There’s also an important distinction between allocation and distribution. Allocation is the share of profits or losses assigned to each member’s capital account for tax reporting purposes. Distribution is cash or property actually paid out to members. An LLC might allocate $100,000 in profit to a member on paper but only distribute $40,000 in cash, perhaps because the business needs to retain capital for growth. The member still owes income tax on the full $100,000. This “phantom income” problem is one of the most common sources of conflict in LLCs, and a well-drafted operating agreement addresses it with a mandatory tax distribution provision, ensuring every member receives at least enough cash to cover their tax liability on allocated income.
The IRS doesn’t let members split profits however they want purely for tax avoidance. Under Section 704(b) of the Internal Revenue Code, any allocation that differs from a member’s ownership percentage must have “substantial economic effect” to be respected for tax purposes.4Office of the Law Revision Counsel. 26 USC 704 – Partners Distributive Share That means two things: the member receiving the allocation must actually bear the real economic benefit or burden (not just a paper gain or loss), and the allocation must meaningfully affect each member’s after-tax outcome for a reason beyond shifting tax benefits around.
If your special allocation fails this test, the IRS will reallocate profits and losses based on each member’s actual economic interest in the LLC, considering factors like relative contributions, each member’s interest in profits and losses, and rights to assets on dissolution.4Office of the Law Revision Counsel. 26 USC 704 – Partners Distributive Share Getting this wrong means amended returns and potential penalties, so special allocations should be structured with a tax professional who understands partnership taxation.

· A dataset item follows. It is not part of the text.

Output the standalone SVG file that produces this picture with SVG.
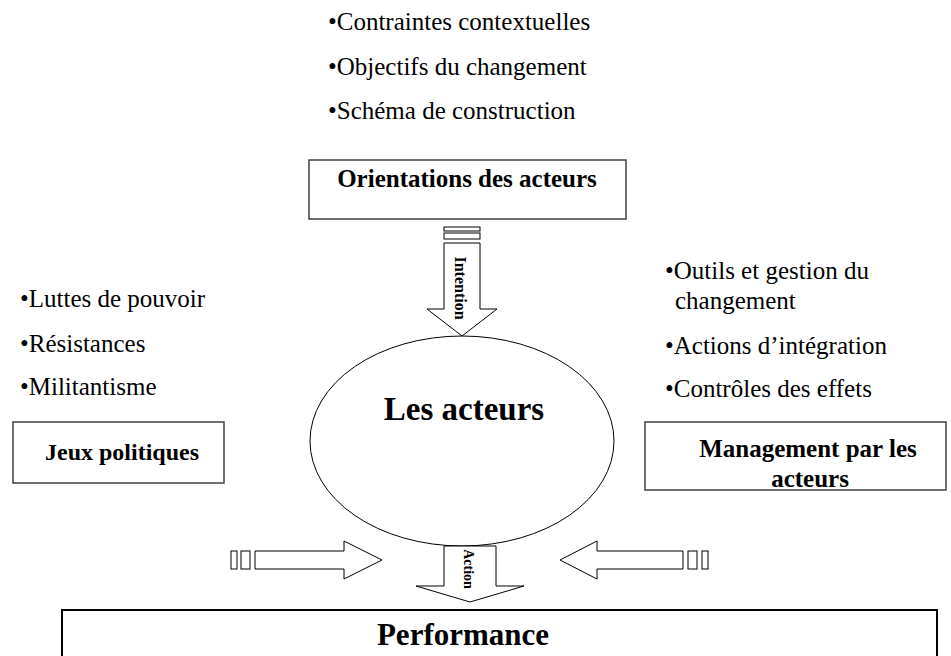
<svg xmlns="http://www.w3.org/2000/svg" width="951" height="656" viewBox="0 0 951 656">
<style>
.t{font-family:"Liberation Serif","Times New Roman",serif;font-size:25px;fill:#000}
.b{font-family:"Liberation Serif","Times New Roman",serif;font-weight:bold;fill:#000}
.box{fill:#fff;stroke:#404040;stroke-width:1.5}
.ar{fill:#fff;stroke:#000;stroke-width:1}
</style>
<rect width="951" height="656" fill="#fff"/>
<g id="bullets-top">
<text class="t" x="328" y="30">•Contraintes contextuelles</text>
<text class="t" x="328" y="75">•Objectifs du changement</text>
<text class="t" x="328" y="119">•Schéma de construction</text>
</g>
<g id="bullets-left">
<text class="t" x="20" y="307">•Luttes de pouvoir</text>
<text class="t" x="20" y="352">•Résistances</text>
<text class="t" x="20" y="395">•Militantisme</text>
</g>
<g id="bullets-right">
<text class="t" x="665" y="279">•Outils et gestion du</text>
<text class="t" x="675" y="309">changement</text>
<text class="t" x="665" y="354">•Actions d’intégration</text>
<text class="t" x="665" y="397">•Contrôles des effets</text>
</g>
<g id="orientations">
<rect class="box" x="309" y="160" width="317" height="59"/>
<text class="b" x="467" y="187" font-size="25" text-anchor="middle">Orientations des acteurs</text>
</g>
<g id="acteurs">
<ellipse cx="462" cy="441" rx="152" ry="105" fill="#fff" stroke="#000" stroke-width="1"/>
<text class="b" x="464" y="420" font-size="33" text-anchor="middle">Les acteurs</text>
</g>
<g id="jeux">
<rect class="box" x="13" y="422" width="211" height="61"/>
<text class="b" x="122" y="460" font-size="24" text-anchor="middle">Jeux politiques</text>
</g>
<g id="management">
<rect class="box" x="645" y="422" width="301" height="68"/>
<text class="b" x="808" y="457" font-size="25" text-anchor="middle">Management par les</text>
<text class="b" x="810" y="487" font-size="25" text-anchor="middle">acteurs</text>
</g>
<g id="performance">
<rect x="62" y="610" width="875" height="60" fill="#fff" stroke="#000" stroke-width="2"/>
<text class="b" x="463" y="645" font-size="31" text-anchor="middle">Performance</text>
</g>
<g id="connectors">
<g id="intention">
<rect class="ar" x="444" y="227" width="36" height="4"/>
<rect class="ar" x="444" y="233" width="36" height="6"/>
<polygon class="ar" points="444,243 480,243 480,309 497,309 462,336 427,309 444,309"/>
<text class="b" font-size="16" text-anchor="middle" transform="translate(455,288) rotate(90)">Intention</text>
</g>
<g id="action">
<polygon class="ar" points="444,546 496,546 496,586 524,586 470,602 416,586 444,586"/>
<text class="b" font-size="14" text-anchor="middle" transform="translate(464,569) rotate(90)">Action</text>
</g>
<g id="left-arrow">
<rect class="ar" x="231" y="551" width="6" height="18"/>
<rect class="ar" x="241" y="551" width="9" height="18"/>
<polygon class="ar" points="255,551 344,551 344,541 382,560 344,579 344,569 255,569"/>
</g>
<g id="right-arrow">
<rect class="ar" x="702" y="551" width="6" height="18"/>
<rect class="ar" x="688" y="551" width="9" height="18"/>
<polygon class="ar" points="683,551 597,551 597,541 560,560 597,579 597,569 683,569"/>
</g>
</g>
</svg>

An LLC’s initial funding rarely covers everything the business will ever need. When the company requires additional capital, the operating agreement may allow the members (or managers) to issue a capital call requiring all members to contribute additional funds, usually in proportion to their ownership percentages.
What happens when a member can’t or won’t contribute is where things get consequential. A well-drafted operating agreement will specify the penalty. One common approach is dilution: the non-contributing member’s ownership percentage shrinks while the members who covered the shortfall see their stakes grow. In a three-member LLC where each owns a third, if one member sits out a capital call and the other two split the cost, the non-participating member’s stake might drop from 33% to roughly 17% while the others each rise to about 42%. An alternative approach treats the contributing members’ extra payments as a loan to the company rather than additional capital, preserving ownership percentages but creating a debt the LLC must repay with interest.

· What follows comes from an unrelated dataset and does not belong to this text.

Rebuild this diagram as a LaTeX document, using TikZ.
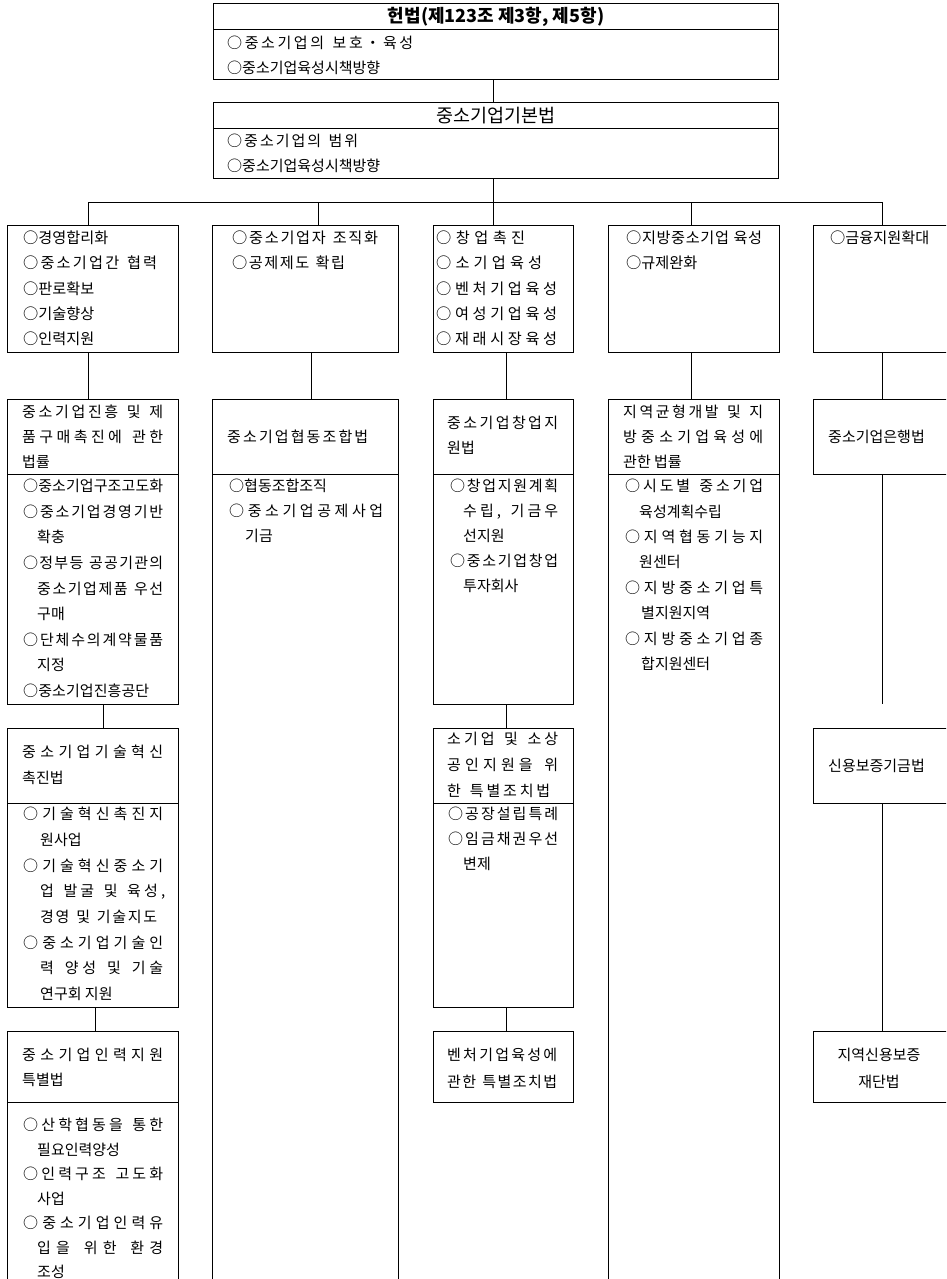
\documentclass[tikz,border=0pt]{standalone}
\usepackage{fontspec}
\setmainfont{Noto Sans CJK KR}
\makeatletter
\def\LL@end{LLEND}
\newcommand\LL[2]{\hbox to #1pt{\LL@a#2\LL@end}}
\def\LL@a#1{#1\LL@b}
\def\LL@b#1{\ifx#1\LL@end\else\hskip 0pt plus 1fil minus 1fil\relax#1\expandafter\LL@b\fi}
\makeatother
\newcommand\F{\rule{0pt}{13pt}}
\begin{document}
\begin{tikzpicture}[x=1pt,y=-1pt,
  box/.style={draw, line width=1.2pt, inner sep=0pt, anchor=north west},
  link/.style={line width=1pt},
  tx/.style={font=\fontsize{15}{#1}\selectfont, align=left, inner sep=0pt, anchor=north west},
  tx/.default=25.6,
  fa/.style={font=\fontsize{15.2}{25.25}\selectfont},
  one/.style={font=\fontsize{15}{16}\selectfont, inner sep=0pt, anchor=west}]
\useasboundingbox (0,0) rectangle (946,1279);
\clip (0,0) rectangle (946,1279);
% ---- boxes
\node[box, minimum width=565pt, minimum height=26pt] (Tt) at (213,3) {};
\node[box, minimum width=565pt, minimum height=50pt] (Tb) at (213,29) {};
\node[box, minimum width=565pt, minimum height=26pt] (Bt) at (213,102) {};
\node[box, minimum width=565pt, minimum height=50pt] (Bb) at (213,128) {};
\node[box, minimum width=171pt, minimum height=127pt] (r1c1) at (7,225) {};
\node[box, minimum width=186pt, minimum height=127pt] (r1c2) at (212,225) {};
\node[box, minimum width=140pt, minimum height=127pt] (r1c3) at (433,225) {};
\node[box, minimum width=171pt, minimum height=127pt] (r1c4) at (608,225) {};
\node[box, minimum width=150pt, minimum height=127pt] (r1c5) at (813,225) {};
\node[box, minimum width=171pt, minimum height=75pt] (r2c1t) at (7,399) {};
\node[box, minimum width=171pt, minimum height=230pt] (r2c1b) at (7,474) {};
\node[box, minimum width=186pt, minimum height=75pt] (r2c2t) at (212,399) {};
\node[box, minimum width=186pt, minimum height=820pt] (r2c2b) at (212,474) {};
\node[box, minimum width=140pt, minimum height=75pt] (r2c3t) at (433,399) {};
\node[box, minimum width=140pt, minimum height=230pt] (r2c3b) at (433,474) {};
\node[box, minimum width=171pt, minimum height=75pt] (r2c4t) at (608,399) {};
\node[box, minimum width=171pt, minimum height=820pt] (r2c4b) at (608,474) {};
\node[box, minimum width=150pt, minimum height=75pt] (r2c5) at (813,399) {};
\node[box, minimum width=171pt, minimum height=75pt] (r3c1t) at (7,728) {};
\node[box, minimum width=171pt, minimum height=204pt] (r3c1b) at (7,803) {};
\node[box, minimum width=140pt, minimum height=75pt] (r3c3t) at (433,728) {};
\node[box, minimum width=140pt, minimum height=204pt] (r3c3b) at (433,803) {};
\node[box, minimum width=150pt, minimum height=75pt] (r3c5) at (813,728) {};
\node[box, minimum width=171pt, minimum height=71pt] (r4c1t) at (7,1031) {};
\node[box, minimum width=171pt, minimum height=190pt] (r4c1b) at (7,1102) {};
\node[box, minimum width=140pt, minimum height=71pt] (r4c3) at (433,1031) {};
\node[box, minimum width=150pt, minimum height=71pt] (r4c5) at (813,1031) {};
% ---- connector coordinates
\coordinate (k1) at (88,202);
\coordinate (k2) at (318,202);
\coordinate (k3) at (493,202);
\coordinate (k4) at (691,202);
\coordinate (k5) at (882,202);
\coordinate (k1b) at (103,0);
\coordinate (k1c) at (95,0);
\coordinate (k2b) at (311,0);
\coordinate (k3b) at (506,0);
\coordinate (e5) at (882,704);
% ---- connectors
\draw[link] (Tb.south -| k3) -- (Bt.north -| k3);
\draw[link] (Bb.south -| k3) -- (r1c3.north -| k3);
\draw[link] (k1) -- (k5);
\draw[link] (k1) -- (r1c1.north -| k1);
\draw[link] (k2) -- (r1c2.north -| k2);
\draw[link] (k4) -- (r1c4.north -| k4);
\draw[link] (k5) -- (r1c5.north -| k5);
\draw[link] (r1c1.south -| k1) -- (r2c1t.north -| k1);
\draw[link] (r1c2.south -| k2b) -- (r2c2t.north -| k2b);
\draw[link] (r1c3.south -| k3b) -- (r2c3t.north -| k3b);
\draw[link] (r1c4.south -| k4) -- (r2c4t.north -| k4);
\draw[link] (r1c5.south -| k5) -- (r2c5.north -| k5);
\draw[link] (r2c5.south -| k5) -- (e5);
\draw[link] (r3c5.south -| k5) -- (r4c5.north -| k5);
\draw[link] (r2c1b.south -| k1b) -- (r3c1t.north -| k1b);
\draw[link] (r3c1b.south -| k1c) -- (r4c1t.north -| k1c);
\draw[link] (r2c3b.south -| k3b) -- (r3c3t.north -| k3b);
\draw[link] (r3c3b.south -| k3b) -- (r4c3.north -| k3b);
% ---- texts
\node[font=\fontsize{18}{20}\selectfont\bfseries, inner sep=0pt] (Ttx) at (Tt.center) {헌법(제123조 제3항, 제5항)};
\node[tx={25}] (Tbx) at (227,35.5) {\F\LL{186}{○중소기업의~보호・육성}\\\LL{153}{○중소기업육성시책방향}};
\node[font=\fontsize{18.5}{20}\selectfont, inner sep=0pt] (Btx) at (Bt.center) {중소기업기본법};
\node[tx={25}] (Bbx) at (227,133.5) {\F\LL{131}{○중소기업의~범위}\\\LL{153}{○중소기업육성시책방향}};
% row 1
\node[tx,fa] (r1c1x) at (23,230.5) {\F○경영합리화\\\LL{134}{○중소기업간~협력}\\○판로확보\\○기술향상\\○인력지원};
\node[tx,fa] (r1c2x) at (232,230.5) {\F\LL{146}{○중소기업자~조직화}\\\LL{113}{○공제제도~확립}};
\node[tx,fa] (r1c3x) at (436,230.5) {\F\LL{89}{○창업촉진}\\\LL{106}{○소기업육성}\\\LL{121}{○벤처기업육성}\\\LL{121}{○여성기업육성}\\\LL{121}{○재래시장육성}};
\node[tx,fa] (r1c4x) at (626,230.5) {\F\LL{136}{○지방중소기업~육성}\\○규제완화};
\node[tx,fa] (r1c5x) at (830,230.5) {\F○금융지원확대};
% row 2
\node[tx={25}] (r2c1tx) at (22,404.5) {\F\LL{141}{중소기업진흥~및~제}\\\LL{141}{품구매촉진에~관한}\\법률};
\node[tx] (r2c1bx) at (23,478.5) {\F\LL{140}{○중소기업구조고도화}\\\LL{140}{○중소기업경영기반}\\\hspace*{14pt}확충\\\LL{140}{○정부등~공공기관의}\\\hspace*{14pt}\LL{126}{중소기업제품~우선}\\\hspace*{14pt}구매\\\LL{140}{○단체수의계약물품}\\\hspace*{14pt}지정\\\LL{126}{○중소기업진흥공단}};
\node[one] (r2c2tx) at (227,437) {\LL{141}{중소기업협동조합법}};
\node[tx={25}] (r2c2bx) at (229,478.5) {\F○협동조합조직\\\LL{154}{○중소기업공제사업}\\\hspace*{16pt}기금};
\node[tx={25}] (r2c3tx) at (447,415.5) {\F\LL{111}{중소기업창업지}\\원법};
\node[tx={25}] (r2c3bx) at (450,478.5) {\F\LL{108}{○창업지원계획}\\\hspace*{13pt}\LL{95}{수립,~기금우}\\\hspace*{13pt}선지원\\\LL{108}{○중소기업창업}\\\hspace*{13pt}투자회사};
\node[tx={25}] (r2c4tx) at (623,404.5) {\F\LL{140}{지역균형개발~및~지}\\\LL{140}{방중소기업육성에}\\관한 법률};
\node[tx={25.4}] (r2c4bx) at (625,478.5) {\F\LL{138}{○시도별~중소기업}\\\hspace*{14pt}육성계획수립\\\LL{138}{○지역협동기능지}\\\hspace*{14pt}원센터\\\LL{138}{○지방중소기업특}\\\hspace*{16pt}별지원지역\\\LL{138}{○지방중소기업종}\\\hspace*{16pt}합지원센터};
\node[one] (r2c5x) at (828,437) {중소기업은행법};
% row 3
\node[tx={26}] (r3c1tx) at (22,744.5) {\F\LL{141}{중소기업기술혁신}\\촉진법};
\node[tx={25.7}] (r3c1bx) at (23,806.5) {\F\LL{140}{○기술혁신촉진지}\\\hspace*{17pt}원사업\\\LL{140}{○기술혁신중소기}\\\hspace*{17pt}\LL{125}{업~발굴~및~육성,}\\\hspace*{17pt}\LL{117}{경영~및~기술지도}\\\LL{140}{○중소기업기술인}\\\hspace*{17pt}\LL{123}{력~양성~및~기술}\\\hspace*{17pt}연구회 지원};
\node[tx={26}] (r3c3tx) at (447,731.5) {\F\LL{111}{소기업~및~소상}\\\LL{111}{공인지원을~위}\\\LL{103}{한~특별조치법}};
\node[tx={25}] (r3c3bx) at (448,806.5) {\F\LL{110}{○공장설립특례}\\\LL{110}{○임금채권우선}\\\hspace*{15pt}변제};
\node[one] (r3c5x) at (828,766) {신용보증기금법};
% row 4
\node[tx={25}] (r4c1tx) at (22,1047.5) {\F\LL{141}{중소기업인력지원}\\특별법};
\node[tx={24.5}] (r4c1bx) at (23,1117.5) {\F\LL{140}{○산학협동을~통한}\\\hspace*{14pt}필요인력양성\\\LL{140}{○인력구조~고도화}\\\hspace*{14pt}사업\\\LL{140}{○중소기업인력유}\\\hspace*{14pt}\LL{126}{입을~위한~환경}\\\hspace*{14pt}조성};
\node[tx={27}] (r4c3x) at (447,1047.5) {\F\LL{110}{벤처기업육성에}\\\LL{110}{관한~특별조치법}};
\node[tx={27}, anchor=north, align=center] (r4c5x) at (879,1047.5) {\F{}지역신용보증\\재단법};
\end{tikzpicture}
\end{document}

If your operating agreement is silent on capital calls, you generally cannot force a member to invest more money. That’s a recipe for deadlock when the business needs cash. Address capital call procedures, contribution deadlines, and consequences for non-participation before you ever need them.
Ownership percentages aren’t permanent. They change when you bring in new members, when existing members leave, or when current members renegotiate their stakes. Each of these events requires a formal amendment to the operating agreement that documents the new percentages, is approved according to whatever voting rules your agreement establishes, and is signed by the affected members.
Adding a new member dilutes everyone’s existing stake unless the new member is buying a portion of an existing member’s interest rather than receiving newly issued ownership. If a two-member LLC with 60/40 ownership admits a new member at 20%, the existing members need to decide how that 20% comes from their shares. Does each give up a proportional amount (dropping to 48% and 32%)? Does one member absorb the entire dilution? The operating agreement should spell out the process in advance.
When a member exits, the remaining members typically have the right to purchase the departing member’s interest. The operating agreement should include buy-sell provisions that establish how the interest will be valued (book value, fair market value, a predetermined formula, or an independent appraisal) and the timeline for payment. Without these provisions, a departing member’s interest may pass to their estate or heirs with only economic rights and no voting power, creating an awkward situation for everyone.
Most operating agreements restrict members from freely selling their ownership to outsiders. A right of first refusal is the most common mechanism: before selling to a third party, the selling member must offer their interest to the other members (and sometimes the LLC itself) on the same terms. This gives existing members the chance to keep ownership within the current group. Some agreements go further and require unanimous or majority consent before any transfer can happen at all. These restrictions exist for good reason. An LLC is a close working relationship, and the other members deserve a say in who joins it.
After amending the operating agreement, update the LLC’s internal records, including membership ledgers and any certificates of interest. If your state’s formation documents include member or manager names, you may also need to file an Articles of Amendment with the state’s business filing agency. Whether this is required depends on the state; some require amendments for changes in members or managers, while others only capture that information in annual reports.
When an ownership change results in a new “responsible party” for the LLC (the person who controls or manages the entity’s funds), you must file IRS Form 8822-B within 60 days of the change.5Internal Revenue Service. About Form 8822-B – Change of Address or Responsible Party This updates who the IRS associates with the LLC’s Employer Identification Number. Failing to file doesn’t trigger an immediate penalty, but it can cause serious problems down the road, including IRS correspondence going to the wrong person and delays in resolving tax issues. Ownership changes also affect each member’s Schedule K-1, which reports their share of LLC income, deductions, and credits. The LLC must issue accurate K-1s reflecting the new ownership percentages for the tax year in which the change occurs.